◆ **Stated exercise**
Nothing in the data should change when you return it, but leave the pictures out.

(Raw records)
════════════════

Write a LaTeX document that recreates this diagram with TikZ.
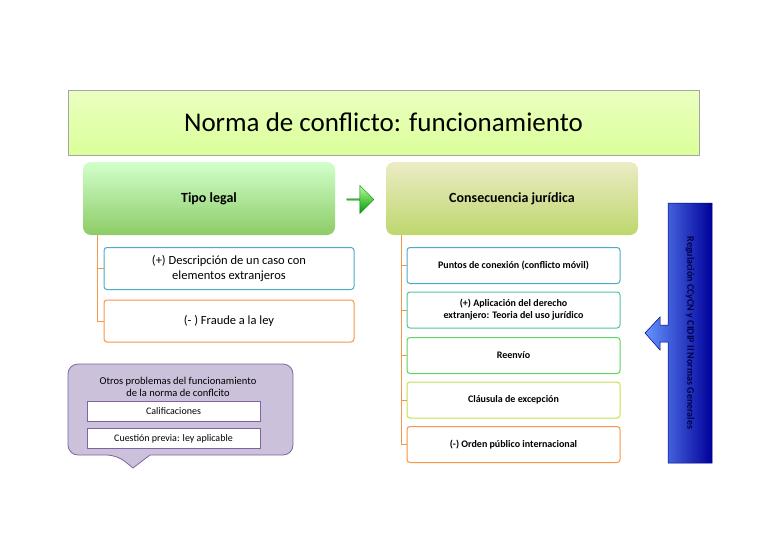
\documentclass[tikz,border=0pt]{standalone}
\usepackage{fontspec}
\setmainfont{Carlito}
\usetikzlibrary{shapes.arrows}
\definecolor{tl}{HTML}{4BACC6}
\definecolor{org}{HTML}{F79646}
\definecolor{gr}{HTML}{5CD65C}
\definecolor{tg}{HTML}{4FC79B}
\definecolor{yg}{HTML}{C6E04A}
\definecolor{pur}{HTML}{8064A2}
\tikzset{
 leaf/.style={draw, line width=1pt, rounded corners=3pt, fill=white, align=center, font=\bfseries\fontsize{10}{12}\selectfont},
 bigleaf/.style={leaf, font=\fontsize{12.5}{15}\selectfont, minimum width=250pt, minimum height=42pt},
 rleaf/.style={leaf, minimum width=213pt, minimum height=36pt},
 head/.style={rounded corners=8pt, minimum width=252pt, minimum height=73pt, font=\bfseries\fontsize{14}{17}\selectfont},
 tree/.style={org, line width=0.8pt},
 inbox/.style={draw=pur, fill=white, line width=0.8pt, minimum width=173pt, minimum height=20pt, font=\fontsize{10}{12}\selectfont}
}
\begin{document}
\begin{tikzpicture}[x=1pt,y=-1pt]
\useasboundingbox (0,0) rectangle (768,543);
\node[draw=black!35, top color=white!70!green!25!lime!30, bottom color=green!15!lime!40!white, minimum width=631pt, minimum height=65pt, font=\fontsize{27}{32}\selectfont] (title) at (383.5,122.5) {Norma de conflicto: funcionamiento};
\node[head, top color=lime!15!green!20!white, bottom color=lime!50!green!50!white!80!black] (tipo) at (209,198.5) {Tipo legal};
\node[head, top color=olive!15!white, bottom color=olive!35!white!90!green] (cons) at (512,198.5) {Consecuencia jurídica};
\node[single arrow, draw=green!50!black, top color=lime!40!green!40!white, bottom color=green!60!black, minimum height=27pt, minimum width=28pt, single arrow head extend=4pt, inner sep=0pt] (garr) at (360,199.5) {};
\node[bigleaf, draw=tl] (a1) at (229,268.5) {(+) Descripción de un caso con\\elementos extranjeros};
\node[bigleaf, draw=org, font=\fontsize{12.5}{15}\selectfont] (a2) at (229,321) {(- ) Fraude a la ley};
\coordinate (ta) at (97,235);
\draw[tree] (ta) |- (a2.west);
\draw[tree] (ta|-a1.west) -- (a1.west);
\node[rleaf, draw=tl] (b1) at (513.5,265.5) {Puntos de conexión (conflicto móvil)};
\node[rleaf, draw=tg] (b2) at (513.5,310) {(+) Aplicación del derecho\\extranjero: Teoria del uso jurídico};
\node[rleaf, draw=gr] (b3) at (513.5,355.5) {Reenvío};
\node[rleaf, draw=yg] (b4) at (513.5,400) {Cláusula de excepción};
\node[rleaf, draw=org] (b5) at (513.5,444.5) {(-) Orden público internacional};
\coordinate (tb) at (401,235);
\draw[tree] (tb) |- (b5.west);
\foreach \n in {b1,b2,b3,b4} \draw[tree] (tb|-\n.west) -- (\n.west);
\draw[draw=pur, fill=pur!40!white, line width=0.8pt, rounded corners=10pt] (150,455) -- (293,455) -- (293,364) -- (68,364) -- (68,455) -- (117,455)[sharp corners] -- (133,468) -- cycle;
\node[align=center, font=\fontsize{10.5}{12.5}\selectfont] (ot) at (178,387) {Otros problemas del funcionamiento\\de la norma de conflcito};
\node[inbox] (c1) at (173.5,411) {Calificaciones};
\node[inbox] (c2) at (173.5,438.5) {Cuestión previa: ley aplicable};
\draw[draw=blue!50!black, left color=blue!70!cyan!60!white, right color=blue!60!black, line width=0.5pt] (668,203) -- (712,203) -- (712,463) -- (668,463) -- (668,342) -- (660,342) -- (660,350) -- (645,333) -- (660,317) -- (660,325) -- (668,325) -- cycle;
\node[rotate=-90, font=\bfseries\fontsize{10}{12}\selectfont, text=blue!30!black] (reg) at (690,333) {Regulación CCyCN y CIDIP II Normas Generales};
\end{tikzpicture}
\end{document}
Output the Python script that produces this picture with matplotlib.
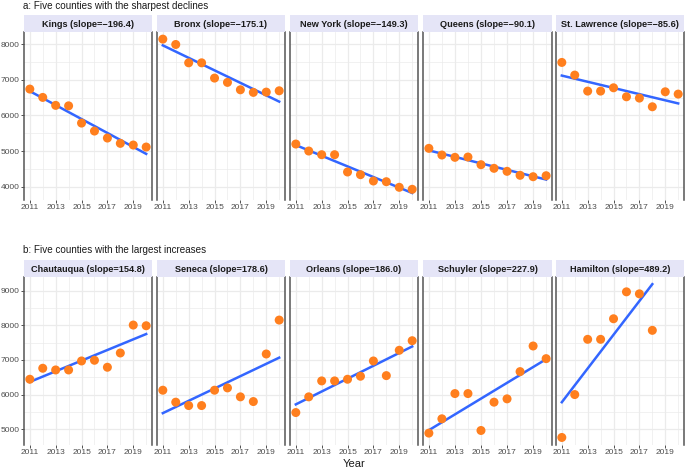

════════════════

◆ **Exercise output**
Write a LaTeX document that recreates this diagram with TikZ.
\documentclass[tikz,border=0pt]{standalone}
\usepackage{fontspec}
\setmainfont{Carlito}
\usetikzlibrary{shapes.arrows}
\definecolor{tl}{HTML}{4BACC6}
\definecolor{org}{HTML}{F79646}
\definecolor{gr}{HTML}{5CD65C}
\definecolor{tg}{HTML}{4FC79B}
\definecolor{yg}{HTML}{C6E04A}
\definecolor{pur}{HTML}{8064A2}
\tikzset{
 leaf/.style={draw, line width=1pt, rounded corners=3pt, fill=white, align=center, font=\bfseries\fontsize{10}{12}\selectfont},
 bigleaf/.style={leaf, font=\fontsize{12.5}{15}\selectfont, minimum width=250pt, minimum height=42pt},
 rleaf/.style={leaf, minimum width=213pt, minimum height=36pt},
 head/.style={rounded corners=8pt, minimum width=252pt, minimum height=73pt, font=\bfseries\fontsize{14}{17}\selectfont},
 tree/.style={org, line width=0.8pt},
 inbox/.style={draw=pur, fill=white, line width=0.8pt, minimum width=173pt, minimum height=20pt, font=\fontsize{10}{12}\selectfont}
}
\begin{document}
\begin{tikzpicture}[x=1pt,y=-1pt]
\useasboundingbox (0,0) rectangle (768,543);
\node[draw=black!35, top color=white!70!green!25!lime!30, bottom color=green!15!lime!40!white, minimum width=631pt, minimum height=65pt, font=\fontsize{27}{32}\selectfont] (title) at (383.5,122.5) {Norma de conflicto: funcionamiento};
\node[head, top color=lime!15!green!20!white, bottom color=lime!50!green!50!white!80!black] (tipo) at (209,198.5) {Tipo legal};
\node[head, top color=olive!15!white, bottom color=olive!35!white!90!green] (cons) at (512,198.5) {Consecuencia jurídica};
\node[single arrow, draw=green!50!black, top color=lime!40!green!40!white, bottom color=green!60!black, minimum height=27pt, minimum width=28pt, single arrow head extend=4pt, inner sep=0pt] (garr) at (360,199.5) {};
\node[bigleaf, draw=tl] (a1) at (229,268.5) {(+) Descripción de un caso con\\elementos extranjeros};
\node[bigleaf, draw=org, font=\fontsize{12.5}{15}\selectfont] (a2) at (229,321) {(- ) Fraude a la ley};
\coordinate (ta) at (97,235);
\draw[tree] (ta) |- (a2.west);
\draw[tree] (ta|-a1.west) -- (a1.west);
\node[rleaf, draw=tl] (b1) at (513.5,265.5) {Puntos de conexión (conflicto móvil)};
\node[rleaf, draw=tg] (b2) at (513.5,310) {(+) Aplicación del derecho\\extranjero: Teoria del uso jurídico};
\node[rleaf, draw=gr] (b3) at (513.5,355.5) {Reenvío};
\node[rleaf, draw=yg] (b4) at (513.5,400) {Cláusula de excepción};
\node[rleaf, draw=org] (b5) at (513.5,444.5) {(-) Orden público internacional};
\coordinate (tb) at (401,235);
\draw[tree] (tb) |- (b5.west);
\foreach \n in {b1,b2,b3,b4} \draw[tree] (tb|-\n.west) -- (\n.west);
\draw[draw=pur, fill=pur!40!white, line width=0.8pt, rounded corners=10pt] (150,455) -- (293,455) -- (293,364) -- (68,364) -- (68,455) -- (117,455)[sharp corners] -- (133,468) -- cycle;
\node[align=center, font=\fontsize{10.5}{12.5}\selectfont] (ot) at (178,387) {Otros problemas del funcionamiento\\de la norma de conflcito};
\node[inbox] (c1) at (173.5,411) {Calificaciones};
\node[inbox] (c2) at (173.5,438.5) {Cuestión previa: ley aplicable};
\draw[draw=blue!50!black, left color=blue!70!cyan!60!white, right color=blue!60!black, line width=0.5pt] (668,203) -- (712,203) -- (712,463) -- (668,463) -- (668,342) -- (660,342) -- (660,350) -- (645,333) -- (660,317) -- (660,325) -- (668,325) -- cycle;
\node[rotate=-90, font=\bfseries\fontsize{10}{12}\selectfont, text=blue!30!black] (reg) at (690,333) {Regulación CCyCN y CIDIP II Normas Generales};
\end{tikzpicture}
\end{document}
Output the Python script that produces this picture with matplotlib.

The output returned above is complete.